My Lords, I shall also speak to the other government amendments grouped here. These amendments relate to warrants: their scope, authorisation process and modification. I shall begin by discussing a number of amendments, many of which are minor and technical in nature.

Amendments 32 to 34 provide that a targeted interception warrant, targeted examination warrant or mutual assistance warrant authorising or requiring the interception or selection for examination of secondary data must specify the address, numbers, apparatus or other factors or combination of factors that are to be used for identifying the communications. This will bring the requirements for a warrant authorising the obtaining of secondary data into line with those warrants seeking to obtain communications. By “secondary data” I mean systems data attached to or logically associated with the communication that is capable of being separated from the remainder of the communication and which, if separated, would not reveal the meaning of the communication.
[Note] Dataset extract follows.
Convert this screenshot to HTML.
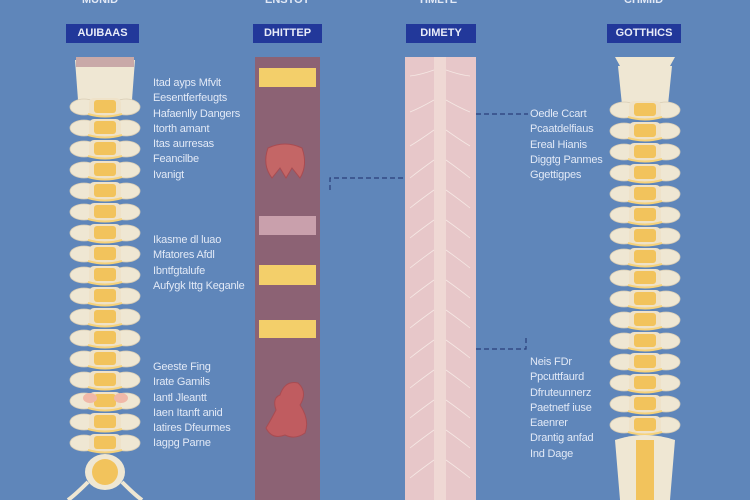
<!DOCTYPE html>
<html><head><meta charset="utf-8"><style>
html,body{margin:0;padding:0}
body{width:750px;height:500px;background:#5f86ba;position:relative;overflow:hidden;font-family:"Liberation Sans",sans-serif}
.h{position:absolute;top:24px;height:19px;background:#22389a;color:#e8ecf8;font-size:11px;font-weight:bold;text-align:center;line-height:19px}
.t{position:absolute;color:#e2e9f6;font-size:11px;line-height:15.3px;white-space:nowrap;letter-spacing:-0.2px}
.top{position:absolute;top:-6px;color:#e2e9f6;font-size:11px;font-weight:bold}
</style></head><body>
<div class="top" style="left:82px">MUNID</div>
<div class="top" style="left:265px">ENSTOT</div>
<div class="top" style="left:420px">HMLTE</div>
<div class="top" style="left:624px">CHMIID</div>
<div class="h" style="left:66px;width:73px">AUIBAAS</div>
<div class="h" style="left:253px;width:69px">DHITTEP</div>
<div class="h" style="left:406px;width:70px">DIMETY</div>
<div class="h" style="left:607px;width:74px">GOTTHICS</div>

<svg width="750" height="500" style="position:absolute;left:0;top:0">
<defs>
<g id="v">
<ellipse cx="-21" cy="0" rx="14" ry="8" fill="#efe7d3" stroke="#d8ccb4" stroke-width="0.8"/>
<ellipse cx="21" cy="0" rx="14" ry="8" fill="#efe7d3" stroke="#d8ccb4" stroke-width="0.8"/>
<rect x="-16" y="-9" width="32" height="18" rx="5" fill="#efe2c8"/>
<rect x="-11" y="-7" width="22" height="13" rx="3" fill="#f2c35c"/>
<path d="M-17 7 Q0 12 17 7" stroke="#f6d27a" stroke-width="2" fill="none"/>
</g>
</defs>
<path d="M75 60 L135 60 L132 100 L78 100Z" fill="#efe7d3"/>
<rect x="76" y="57" width="58" height="10" fill="#c9a9a8"/>
<use href="#v" x="105" y="107"/><use href="#v" x="105" y="128"/><use href="#v" x="105" y="149"/><use href="#v" x="105" y="170"/><use href="#v" x="105" y="191"/><use href="#v" x="105" y="212"/><use href="#v" x="105" y="233"/><use href="#v" x="105" y="254"/><use href="#v" x="105" y="275"/><use href="#v" x="105" y="296"/><use href="#v" x="105" y="317"/><use href="#v" x="105" y="338"/><use href="#v" x="105" y="359"/><use href="#v" x="105" y="380"/><use href="#v" x="105" y="401"/><use href="#v" x="105" y="422"/><use href="#v" x="105" y="443"/>
<ellipse cx="90" cy="398" rx="7" ry="5" fill="#f0b8a8"/><ellipse cx="121" cy="398" rx="7" ry="5" fill="#f0b8a8"/>
<ellipse cx="105" cy="472" rx="20" ry="18" fill="#efe7d3"/>
<ellipse cx="105" cy="472" rx="13" ry="13" fill="#f2c35c"/>
<path d="M88 482 Q75 495 68 500 M122 482 Q135 495 142 500" stroke="#efe7d3" stroke-width="4" fill="none"/>
<!-- column 2 -->
<rect x="255" y="57" width="65" height="443" fill="#8c6274"/>
<rect x="259" y="68" width="57" height="19" fill="#f3cf6a"/>
<rect x="259" y="216" width="57" height="19" fill="#c9a0ac"/>
<rect x="259" y="265" width="57" height="20" fill="#f3cf6a"/>
<rect x="259" y="320" width="57" height="18" fill="#f3cf6a"/>
<path d="M268 148 Q285 140 302 148 Q308 165 300 178 L292 168 L286 178 L280 168 L272 178 Q262 165 268 148Z" fill="#c46666" stroke="#a84c52" stroke-width="1"/>
<path d="M280 395 Q285 380 298 383 Q308 392 300 405 Q310 420 305 433 Q295 440 285 435 Q272 440 266 428 Q272 418 276 410 Q272 398 280 395Z" fill="#c05c60" stroke="#a84c52" stroke-width="1"/>
<!-- column 3 -->
<rect x="405" y="57" width="71" height="443" fill="#e7c7c9"/>
<rect x="434" y="57" width="12" height="443" fill="#efd8d4"/>
<g stroke="#f5e8e4" stroke-width="0.8" fill="none">
<path d="M434 70 Q420 75 410 76 M446 70 Q460 75 470 76 M434 100 Q420 108 410 112 M446 100 Q460 108 470 112 M434 130 Q420 140 410 146 M446 130 Q460 140 470 146 M434 160 Q420 170 410 178 M446 160 Q460 170 470 178 M434 190 Q420 200 410 208 M446 190 Q460 200 470 208 M434 220 Q420 230 410 238 M446 220 Q460 230 470 238 M434 250 Q420 260 410 268 M446 250 Q460 260 470 268 M434 280 Q420 290 410 298 M446 280 Q460 290 470 298 M434 310 Q420 320 410 328 M446 310 Q460 320 470 328 M434 340 Q420 350 410 358 M446 340 Q460 350 470 358 M434 370 Q420 380 410 388 M446 370 Q460 380 470 388 M434 400 Q420 410 410 418 M446 400 Q460 410 470 418 M434 430 Q420 440 410 448 M446 430 Q460 440 470 448 M434 460 Q420 470 410 478 M446 460 Q460 470 470 478"/>
</g>
<g stroke="#2a3f7a" stroke-width="1.2" stroke-dasharray="5,3" fill="none">
<path d="M476 114 L528 114"/>
<path d="M330 190 L330 178 L405 178"/>
<path d="M476 349 L526 349 L526 338"/>
</g>
<!-- right spine -->
<path d="M615 57 L675 57 L670 66 L620 66Z" fill="#efe7d3"/>
<path d="M618 66 L672 66 L668 105 L622 105Z" fill="#efe7d3"/>
<use href="#v" x="645" y="110"/><use href="#v" x="645" y="131"/><use href="#v" x="645" y="152"/><use href="#v" x="645" y="173"/><use href="#v" x="645" y="194"/><use href="#v" x="645" y="215"/><use href="#v" x="645" y="236"/><use href="#v" x="645" y="257"/><use href="#v" x="645" y="278"/><use href="#v" x="645" y="299"/><use href="#v" x="645" y="320"/><use href="#v" x="645" y="341"/><use href="#v" x="645" y="362"/><use href="#v" x="645" y="383"/><use href="#v" x="645" y="404"/><use href="#v" x="645" y="425"/>
<path d="M615 440 Q645 430 675 440 L670 500 L620 500Z" fill="#efe7d3"/>
<rect x="636" y="440" width="18" height="60" fill="#f2c35c"/>
</svg>

<div class="t" style="left:153px;top:76px">Itad ayps Mfvlt<br>Eesentferfeugts<br>Hafaenlly Dangers<br>Itorth amant<br>Itas aurresas<br>Feancilbe<br>Ivanigt</div>
<div class="t" style="left:153px;top:233px">Ikasme dl luao<br>Mfatores Afdl<br>Ibntfgtalufe<br>Aufygk Ittg Keganle</div>
<div class="t" style="left:153px;top:360px">Geeste Fing<br>Irate Gamils<br>Iantl Jleantt<br>Iaen Itanft anid<br>Iatires Dfeurmes<br>Iagpg Parne</div>
<div class="t" style="left:530px;top:107px">Oedle Ccart<br>Pcaatdelfiaus<br>Ereal Hianis<br>Diggtg Panmes<br>Ggettigpes</div>
<div class="t" style="left:530px;top:355px">Neis FDr<br>Ppcuttfaurd<br>Dfruteunnerz<br>Paetnetf iuse<br>Eaenrer<br>Drantig anfad<br>Ind Dage</div>
</body></html>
On Amendment 35, Clause 17 states that a warrant may relate to a person, organisation or set of premises, and Clause 29 goes on to set out requirements that must be met by warrants. Clause 29 already caters for the circumstances surrounding warrants intended for communications from or intended for any person, and for communications originating on or intended for transmission to any premises named or described in the warrant. This amendment makes a small change to include communications relating to an organisation within Clause 29.

Amendments 36, 261 and 272 are technical amendments that simply clarify that the communications described in a targeted interception warrant can include communications sent between anything owned, controlled or operated by the person or organisation specified in the warrant, including communications that are not sent by, or intended for, a person. This is nothing new and simply makes explicit the position in existing law. The amendments also clarify that any “premises” described in such a warrant include but are not limited to,

“land, movable structure, vehicle, vessel, aircraft or hovercraft”.

I thought it would assist the House if I gave an example of where such communications are crucial: gathering intelligence on the technical characteristics of military systems. This activity is vital to understanding, reducing and countering the threat to our interests around the world, including threats from foreign weapon systems in operational and strategic theatres, both directly through the understanding of the threat and through longer-term countermeasure development by the Ministry of Defence. It reduces the threat to our deployed and strategic forces—on the ground, at sea and in the air—and it is essential for keeping our Armed Forces safe, ensuring that they can operate effectively, and for providing options to protect our national interests.

As I speak, the RAF is deployed on counter-Daesh operations in the Middle East. Intelligence garnered from such signals or communications has played an important role in getting the RAF there and keeping it safe, in both the short and long term. The specifications that our aircraft and their on-board offensive and defensive systems have been built to were in large part shaped by the historic understanding of adversaries’ weapons capabilities. The long-term analysis of these data allows us to develop understanding of the way our adversaries operate, and assists in training and equipping our Armed Forces. It also informs deployment decisions, including risk assessment, force size and shape, and affordability. The way the world has changed over the past decade makes it more important than ever that we maintain this broad situational awareness so that, if our Armed Forces are required to provide support during a future global crisis, they are prepared and can be protected.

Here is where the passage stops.